The function reaches $$0$$ again when $$x^2 = \pi + 2k\pi$$ for integer $$k$$. The first occurrence for $$x \neq 0$$ is when $$x^2 = \pi$$, so $$x = \pm\sqrt{\pi} \approx \pm 1.77$$. At these points, $$y=0$$.

The function reaches its minimum value of $$-1$$ when $$x^2 = \frac{3\pi}{2} + 2k\pi$$ for integer $$k$$. The first occurrence for $$x \neq 0$$ is when $$x^2 = \frac{3\pi}{2}$$, so $$x = \pm\sqrt{\frac{3\pi}{2}} \approx \pm 2.17$$. At these points, $$y=-1$$.

The graph will oscillate between -1 and 1, with the oscillations becoming more frequent (denser) as $$|x|$$ increases. It starts at the origin, rises to 1, falls to 0, goes down to -1, rises to 0, and so on, for both positive and negative $$x$$.

## Question1.c:

**step1 Analyze the Domain of the Differential Equation**

The differential equation is $$ y' = 2x \sqrt {1 - y^2} $$. For the right-hand side of this equation to be a real number, the expression under the square root must be non-negative.

$$ 1 - y^2 \geq 0 $$

This inequality implies that $$y^2 \leq 1$$, which means that $$y$$ must be within the interval $$-1 \leq y \leq 1$$.

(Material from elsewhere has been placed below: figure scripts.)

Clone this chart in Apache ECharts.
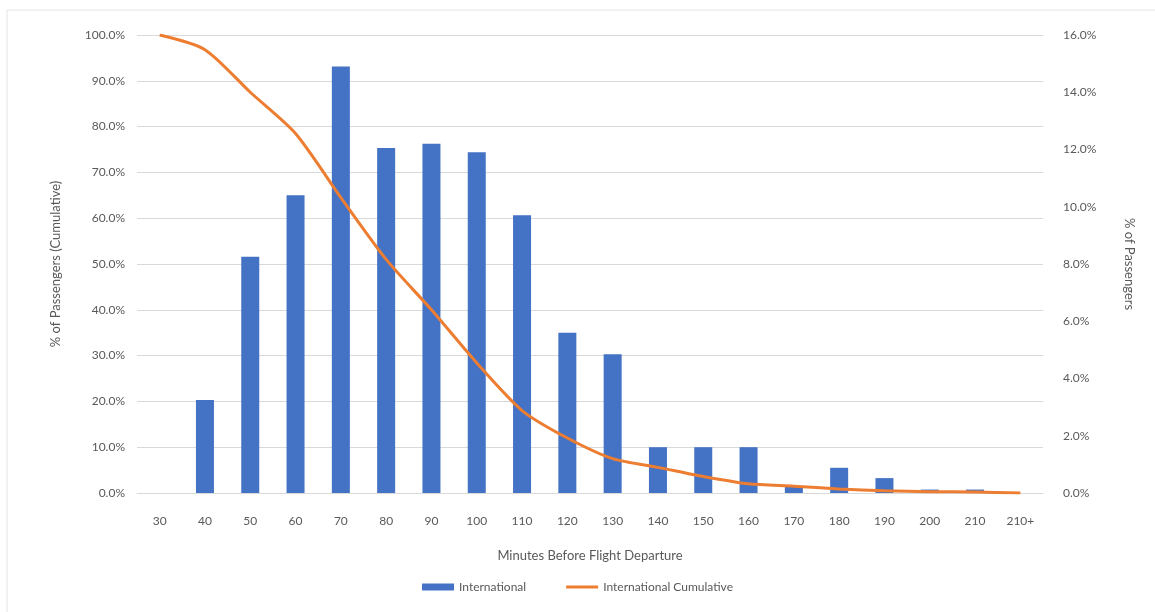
<!DOCTYPE html>
<html>
<head>
<meta charset="utf-8">
<script src="https://cdn.jsdelivr.net/npm/echarts@6/dist/echarts.min.js"></script>
<style>
html,body{margin:0;padding:0;background:#fff;}
#main{width:1155px;height:612px;}
</style>
</head>
<body>
<div id="main"></div>
<script>
const categories = ['30','40','50','60','70','80','90','100','110','120','130','140','150','160','170','180','190','200','210','210+'];
const international = [0, 3.25, 8.25, 10.4, 14.9, 12.05, 12.2, 11.9, 9.7, 5.6, 4.85, 1.6, 1.6, 1.6, 0.22, 0.88, 0.52, 0.12, 0.12, 0];
const cumulative = [100, 96.8, 87.5, 78.5, 64.5, 51, 40, 28.4, 18, 12, 7.5, 5.6, 3.6, 2, 1.5, 0.9, 0.5, 0.3, 0.2, 0];
const leftTicks = {min: 0, max: 100, interval: 10};
const rightTicks = {min: 0, max: 16, interval: 2};

const chart = echarts.init(document.getElementById('main'));
const font = 'Lato, "Open Sans", sans-serif';
const txt = '#595959';
chart.setOption({
  animation: false,
  backgroundColor: '#fff',
  textStyle: {fontFamily: font},
  graphic: [{
    type: 'rect', shape: {x: 7, y: 10, width: 1160, height: 620},
    style: {fill: 'none', stroke: '#e4e4e4', lineWidth: 1}, silent: true
  }],
  grid: {left: 137, right: 112, top: 35, bottom: 119},
  legend: {
    bottom: 14, left: 'center', itemGap: 40, itemWidth: 32, itemHeight: 7,
    textStyle: {color: txt, fontSize: 12, fontFamily: font},
    data: [
      {name: 'International', icon: 'rect'},
      {name: 'International Cumulative', icon: 'path://M0,0 L32,0 L32,3 L0,3 Z'}
    ]
  },
  xAxis: {
    type: 'category', data: categories,
    name: 'Minutes Before Flight Departure', nameLocation: 'middle', nameGap: 56,
    nameTextStyle: {color: txt, fontSize: 13, fontFamily: font},
    axisLine: {lineStyle: {color: '#d9d9d9'}},
    axisTick: {show: false},
    axisLabel: {color: txt, fontSize: 12, margin: 22, fontFamily: font}
  },
  yAxis: [{
    type: 'value', min: leftTicks.min, max: leftTicks.max, interval: leftTicks.interval,
    name: '% of Passengers (Cumulative)', nameLocation: 'middle', nameRotate: 90, nameGap: 75,
    nameTextStyle: {color: txt, fontSize: 13, fontFamily: font},
    axisLine: {show: false}, axisTick: {show: false},
    axisLabel: {color: txt, fontSize: 12, margin: 12, fontFamily: font, formatter: v => v.toFixed(1) + '%'},
    splitLine: {lineStyle: {color: '#d9d9d9'}}
  }, {
    type: 'value', position: 'right', min: rightTicks.min, max: rightTicks.max, interval: rightTicks.interval,
    name: '% of Passengers', nameLocation: 'middle', nameRotate: -90, nameGap: 80,
    nameTextStyle: {color: txt, fontSize: 13, fontFamily: font},
    axisLine: {show: false}, axisTick: {show: false},
    axisLabel: {color: txt, fontSize: 12, margin: 20, fontFamily: font, formatter: v => v.toFixed(1) + '%'},
    splitLine: {show: false}
  }],
  series: [{
    name: 'International', type: 'bar', yAxisIndex: 1, data: international,
    barWidth: 18, itemStyle: {color: '#4472C4'}
  }, {
    name: 'International Cumulative', type: 'line', yAxisIndex: 0, data: cumulative,
    smooth: 0.25, symbol: 'none', lineStyle: {color: '#ED7D31', width: 3}, itemStyle: {color: '#ED7D31'}
  }]
});
</script>
</body>
</html>
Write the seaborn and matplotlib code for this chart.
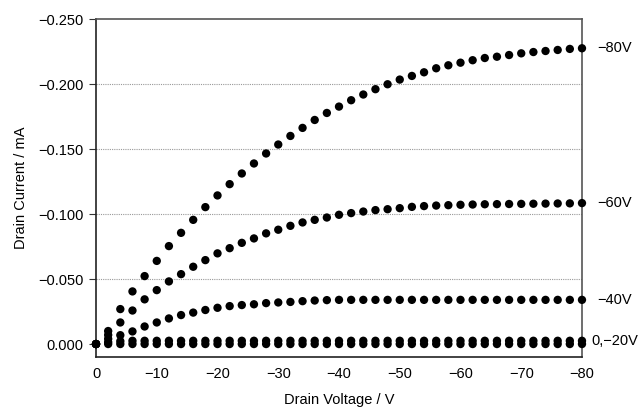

**step2 Check the Initial Condition**

The given initial condition for this problem is $$y(0) = 2$$. This means that at $$x=0$$, the value of $$y$$ is $$2$$.

**step3 Evaluate the Existence of a Solution**

Comparing the initial condition with the domain of $$y$$ for which the differential equation is defined: The initial value of $$y=2$$ falls outside the required range of $$[-1, 1]$$. Since the term $$\sqrt{1 - y^2}$$ becomes an imaginary number when $$y=2$$ (i.e., $$\sqrt{1 - 2^2} = \sqrt{1 - 4} = \sqrt{-3}$$), the right-hand side of the differential equation, $$2x\sqrt{1-y^2}$$, is not defined as a real number at the initial point $$(0, 2)$$.

For a real solution to an initial-value problem to exist, the function defining the derivative (the right-hand side of the ODE) must be defined and continuous in a neighborhood of the initial point. Since $$f(x,y) = 2x\sqrt{1-y^2}$$ is not defined for $$y=2$$ in the real number system, the initial-value problem $$y' = 2x \sqrt {1 - y^2}, y(0) = 2$$ does not have a real solution.